Please contact our service desk with the information that we ask below to set up a course.

Provisions

The cluster can only be used for teaching courses held for the D-INFK. It's not intended for projects or theses.

For plain CPU jobs we recommend going to Euler and use the free tier as we only have few CPU cores available, enough for Jupyter notebooks.

Planning

Before we can even set up the environment for your course we need the following information.

1. What You Need on the Cluster

Currently the cluster provides three three different options to use the cluster resources:

Interactive Jupyter sessions using GPUs. The constraining factor is the number of available GPUs.
Interactive Jupyter sessions using CPUs. The constraining factor is available RAM.
SLURM jobs using GPUs. The constraining factor is the number of available GPUs.

You can request only one, a combination of two or all three.

2. Course Tag

We need a tag for your course, either an abbreviation or something short. aml or mixed_reality would be fine.

The tag will be used for course folder and SLURM account names as well as for the access groups we will create.

If you requested more than one option in 1 then we will add additional course tags with jupyter, jobs or cpu suffixes as needed but these will only be relevant for starting jobs or Jupyter servers.

3. Number of Students

We only have 256 GPUs for GPU courses and CPU nodes with 1536GB of RAM for CPU Jupyter sessions. We need to know how many students you anticipate in your course and how likely they will be all using the cluster at the same time.

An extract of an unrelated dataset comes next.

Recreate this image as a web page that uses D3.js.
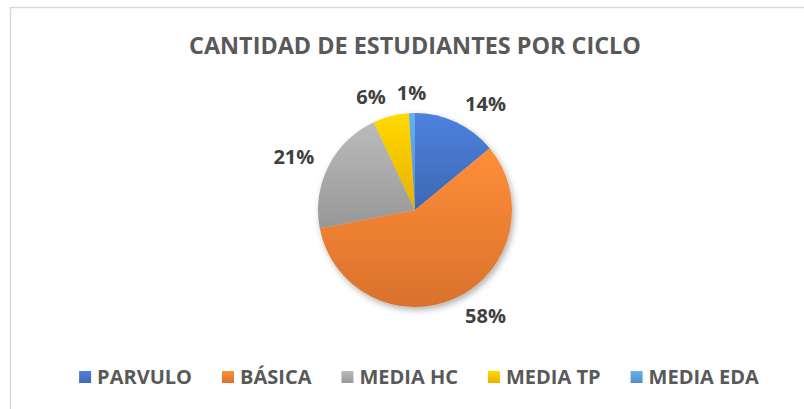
<!DOCTYPE html>
<html>
<head>
<meta charset="utf-8">
<script src="https://cdn.jsdelivr.net/npm/d3@7"></script>
<style>
  body { margin: 0; background: #fff; }
  text { font-family: "Open Sans", sans-serif; font-weight: bold; }
</style>
</head>
<body>
<div id="chart"></div>
<script>
var categories = ['PARVULO', 'BÁSICA', 'MEDIA HC', 'MEDIA TP', 'MEDIA EDA'];
var values = [14, 58, 21, 6, 1];
var colors = ['#4472C4', '#ED7D31', '#A5A5A5', '#FFC000', '#5B9BD5'];
var title = 'CANTIDAD DE ESTUDIANTES POR CICLO';

var width = 804;
var height = 409;
var cx = 415, cy = 210, radius = 97;

var data = categories.map(function(c, i) {
    return { name: c, value: values[i], color: colors[i] };
});

var svg = d3.select('#chart')
    .append('svg')
    .attr('width', width)
    .attr('height', height);

var defs = svg.append('defs');

// degradado vertical para cada color (claro arriba, oscuro abajo)
data.forEach(function(d, i) {
    var g = defs.append('linearGradient')
        .attr('id', 'grad' + i)
        .attr('x1', 0).attr('y1', 0)
        .attr('x2', 0).attr('y2', 1);
    g.append('stop').attr('offset', '0%').attr('stop-color', d3.color(d.color).brighter(0.35));
    g.append('stop').attr('offset', '100%').attr('stop-color', d3.color(d.color).darker(0.25));
});

var shadow = defs.append('filter')
    .attr('id', 'shadow')
    .attr('x', '-20%').attr('y', '-20%')
    .attr('width', '140%').attr('height', '140%');
shadow.append('feDropShadow')
    .attr('dx', 2).attr('dy', 3)
    .attr('stdDeviation', 3)
    .attr('flood-color', '#000')
    .attr('flood-opacity', 0.3);

// borde del area del grafico
svg.append('rect')
    .attr('x', 10.5).attr('y', 7.5)
    .attr('width', 830).attr('height', 430)
    .attr('fill', 'none')
    .attr('stroke', '#d9d9d9')
    .attr('stroke-width', 1.5);

svg.append('text')
    .attr('x', cx)
    .attr('y', 54)
    .attr('text-anchor', 'middle')
    .attr('font-size', 23.4)
    .attr('fill', '#595959')
    .text(title);

var pie = d3.pie()
    .sort(null)
    .value(function(d) { return d.value; });

var arc = d3.arc()
    .innerRadius(0)
    .outerRadius(radius);

var arcs = pie(data);
var total = d3.sum(values);

var g = svg.append('g')
    .attr('transform', 'translate(' + cx + ',' + cy + ')');

g.append('g')
    .attr('filter', 'url(#shadow)')
    .selectAll('path')
    .data(arcs)
    .enter()
    .append('path')
    .attr('d', arc)
    .attr('fill', function(d, i) { return 'url(#grad' + i + ')'; });

// etiquetas de porcentaje fuera del circulo
var labelR = radius + 16;
var labels = g.selectAll('text.pct')
    .data(arcs)
    .enter()
    .append('text')
    .attr('class', 'pct')
    .attr('font-size', 20)
    .attr('fill', '#404040')
    .text(function(d) { return Math.round(d.data.value / total * 100) + '%'; });

var boxes = [];
labels.each(function(d) {
    var a = (d.startAngle + d.endAngle) / 2;
    var s = Math.sin(a), c = Math.cos(a);
    var w = this.getComputedTextLength();
    var h = 8;
    var px = labelR * s, py = -labelR * c;
    var x0;
    if (s > 0.3) x0 = px + 2;
    else if (s < -0.3) x0 = px - w;
    else x0 = px - w / 2;
    boxes.push({ el: this, x: x0, w: w, yc: py - c * h / 2 });
});
// evitar que se monten las etiquetas pequeñas de arriba
for (var i = boxes.length - 1; i > 0; i--) {
    var b = boxes[i], p = boxes[i - 1];
    if (Math.abs(b.yc - p.yc) < 17 && p.x + p.w + 11 > b.x && p.x < b.x) {
        p.x = b.x - 11 - p.w;
    }
}
boxes.forEach(function(b) {
    d3.select(b.el)
        .attr('x', b.x)
        .attr('y', b.yc)
        .attr('dy', '0.36em');
});

// leyenda
var legend = svg.append('g');
var items = legend.selectAll('g')
    .data(data)
    .enter()
    .append('g');

items.append('rect')
    .attr('width', 12)
    .attr('height', 12)
    .attr('y', -6)
    .attr('fill', function(d, i) { return 'url(#grad' + i + ')'; });

items.append('text')
    .attr('x', 18)
    .attr('dy', '0.35em')
    .attr('font-size', 20)
    .attr('fill', '#595959')
    .text(function(d) { return d.name; });

var gap = 30;
var xpos = 0;
var offsets = [];
items.each(function() {
    var tw = d3.select(this).select('text').node().getComputedTextLength();
    offsets.push(xpos);
    xpos += 18 + tw + gap;
});
var legendW = xpos - gap;
items.attr('transform', function(d, i) { return 'translate(' + offsets[i] + ',0)'; });
legend.attr('transform', 'translate(' + (419 - legendW / 2) + ',377)');
</script>
</body>
</html>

For large classes you may need to build teams. In this case we need to know which students form a team. If you give us a ratio we can also automatically assign students to teams.

Teams will be configured in a way that only one member of a team can run a job or Jupyter session at any given time. Collaboration is not possible.

4. Maximum Runtime

Currently we have two different priorities for GPU job run time and you will need to chose one that fits best for your course:

interactive: Has priority over jobs, maximum 60 min runtime, fills cluster completely if necessary. This is intended for running Jupyter notebooks or interactive sessions and nothing else.
jobs: Negotiable limit up to seven days, but jobs are preempted by interactive sessions and automatically restarted. Checkpointing is heavily recommended!

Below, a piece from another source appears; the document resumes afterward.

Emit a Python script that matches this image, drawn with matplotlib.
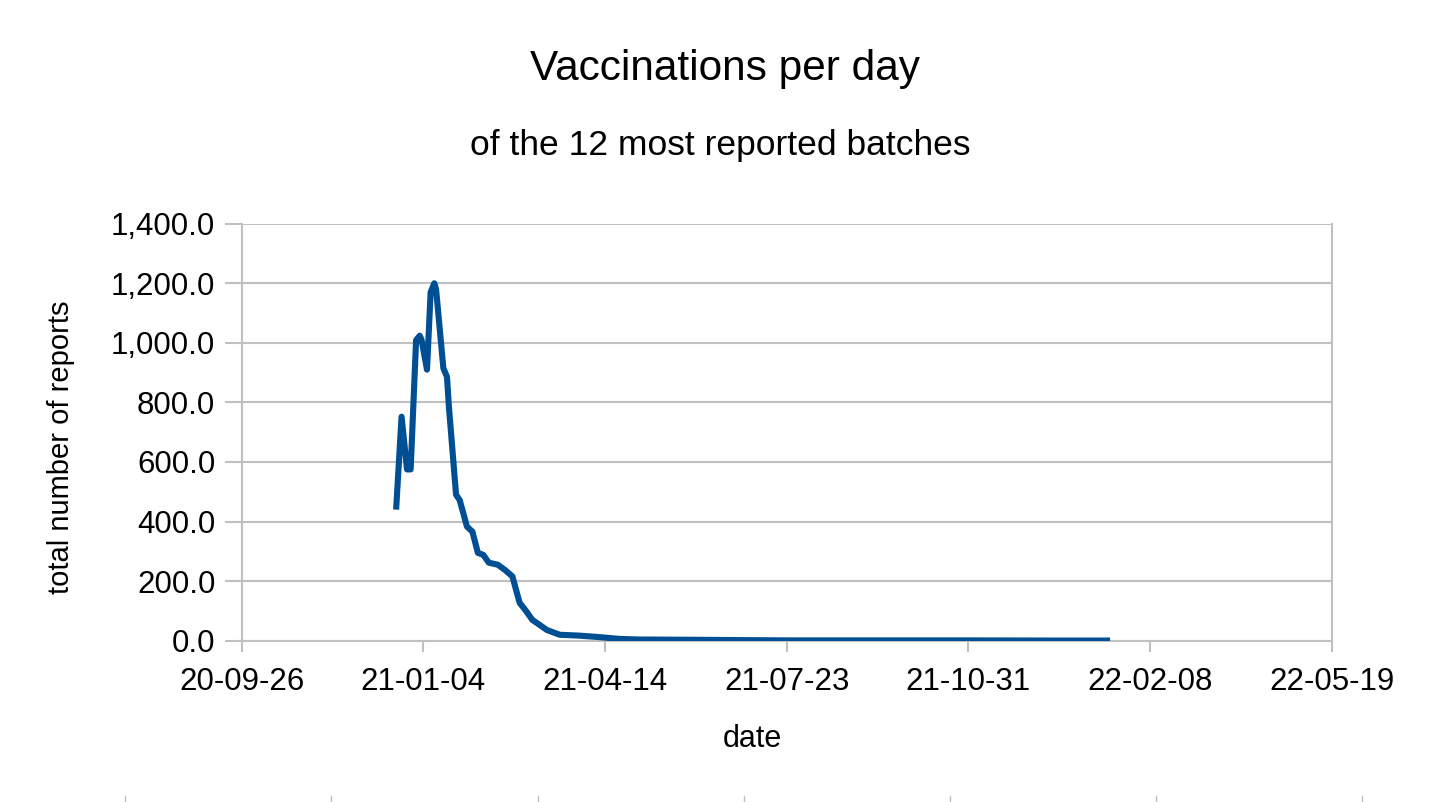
import numpy as np
import matplotlib
matplotlib.use("Agg")
import matplotlib.pyplot as plt
import matplotlib.dates as mdates
from matplotlib.lines import Line2D

plt.rcParams['font.family'] = ['Liberation Sans', 'DejaVu Sans']

dates = ["2020-12-20", "2020-12-23", "2020-12-26", "2020-12-28", "2020-12-31",
         "2021-01-02", "2021-01-03", "2021-01-06", "2021-01-08", "2021-01-10",
         "2021-01-11", "2021-01-15", "2021-01-17", "2021-01-18", "2021-01-22",
         "2021-01-24", "2021-01-28", "2021-01-31", "2021-02-03", "2021-02-06",
         "2021-02-09", "2021-02-14", "2021-02-18", "2021-02-22", "2021-02-26",
         "2021-03-01", "2021-03-05", "2021-03-13", "2021-03-20", "2021-03-31",
         "2021-04-11", "2021-04-22", "2021-05-03", "2021-06-03", "2021-07-23",
         "2021-09-01", "2021-10-31", "2021-12-15", "2022-01-17"]
reports = [440, 752, 575, 575, 1009,
           1024, 1010, 910, 1170, 1200,
           1180, 915, 886, 790, 490,
           472, 383, 366, 295, 288,
           262, 255, 237, 216, 127,
           104, 70, 36, 20, 17,
           12, 6, 4, 3, 1,
           1, 1, 0.5, 0.5]

tick_dates = ["2020-09-26", "2021-01-04", "2021-04-14", "2021-07-23",
              "2021-10-31", "2022-02-08", "2022-05-19"]
y_ticks = [0, 200, 400, 600, 800, 1000, 1200, 1400]

x = np.array(dates, dtype="datetime64[D]")
xt = np.array(tick_dates, dtype="datetime64[D]")

fig = plt.figure(figsize=(14.5, 8.02), dpi=100)
ax = fig.add_axes([241.7/1450, 1-640.7/802, (1331.7-241.7)/1450, (640.7-223.7)/802])

grid_c = "#c0c0c0"
ax.plot(x, reports, color="#004f94", lw=4.4, solid_joinstyle="round",
        solid_capstyle="butt", zorder=3)

ax.set_xlim(xt[0], xt[-1])
ax.set_ylim(0, 1400)
ax.set_xticks(xt)
ax.xaxis.set_major_formatter(mdates.DateFormatter("%y-%m-%d"))
ax.set_yticks(y_ticks)
ax.set_yticklabels([f"{v:,.1f}" for v in y_ticks])
ax.yaxis.grid(True, color=grid_c, lw=1.5)
ax.set_axisbelow(True)
for s in ["left", "bottom", "right"]:
    ax.spines[s].set_color(grid_c)
    ax.spines[s].set_linewidth(1.5)
ax.spines["top"].set_visible(False)
ax.tick_params(axis="both", colors=grid_c, labelcolor="black", labelsize=22.5,
               width=1.5)
ax.tick_params(axis="x", length=8, pad=11)
ax.tick_params(axis="y", length=12, pad=7)

fig.text(725/1450, 1-80/802, "Vaccinations per day", ha="center", va="baseline",
         fontsize=30.5)
fig.text(720/1450, 1-155/802, "of the 12 most reported batches", ha="center",
         va="baseline", fontsize=25.5)
fig.text(752.5/1450, 1-746.7/802, "date", ha="center", va="baseline", fontsize=22)
fig.text(61/1450, 1-447/802, "total number of reports", ha="center", va="center",
         rotation=90, fontsize=21)

for px in [125, 331, 538, 744, 950, 1156, 1362]:
    fig.add_artist(Line2D([px/1450, px/1450], [1-796/802, 1-801/802],
                          transform=fig.transFigure, color=grid_c, lw=1))

fig.savefig("out.png", dpi=100)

For CPU jobs there is only one priority:

interactive: Maximum 120 min runtime. This is intended for running Jupyter notebooks or interactive sessions and nothing else.

Please consider what the longest runtime of a job of your students is going to be.

For Jupyter sessions the server is killed when time runs out and the user has to start a new one after the time is up.

5. Total number of Job Hours for a Student or Team

How much time will a student or a team need to comfortably complete all exercises or projects of a semester? Each student or team will not be able to run new jobs if the amount of time is used up.

We do not want this number to be too high to encourage using the resources efficiently. This is a shared resource so your students are not entitled to have a GPU or CPU 24x7 for a semester.

6. Data

What data will your students use or produce and how much?

Each course gets a folder /cluster/courses/{course tag} where you can put data sets or whatever the students need. This folder will be writable by the TAs and readable by the students.

Your students have 20GB home directory each and a directory under /work/scratch which can temporarily hold up to 100GB (see here). If they need a storage location for large data or to collaborate with (in case of teams) then we can allocate space in /work/courses. In this case we need to know how much each user or team needs and what the total for the whole course is expected to be.

7. Software

We only install software that comes with Ubuntu. If you miss something then please let us know. Login nodes and compute nodes have the same software installed.

You can always compile your own software to /cluster/courses/{course tag} and have your students include a location there in their $PATH.

Additional Information

To complete the setup for production we also need the following but it's OK to supply this information at a later point of time:

The list of additional TA logins.
The initial list of student logins or mail addresses, for instance from eDoz.

Managing Users

Adding users to teams is done manually, send requests to our service desk.

Adding users to your course is done by simply adding users to a group we provide you. Users will be created or removed on the cluster with a delay of up to 15 minutes.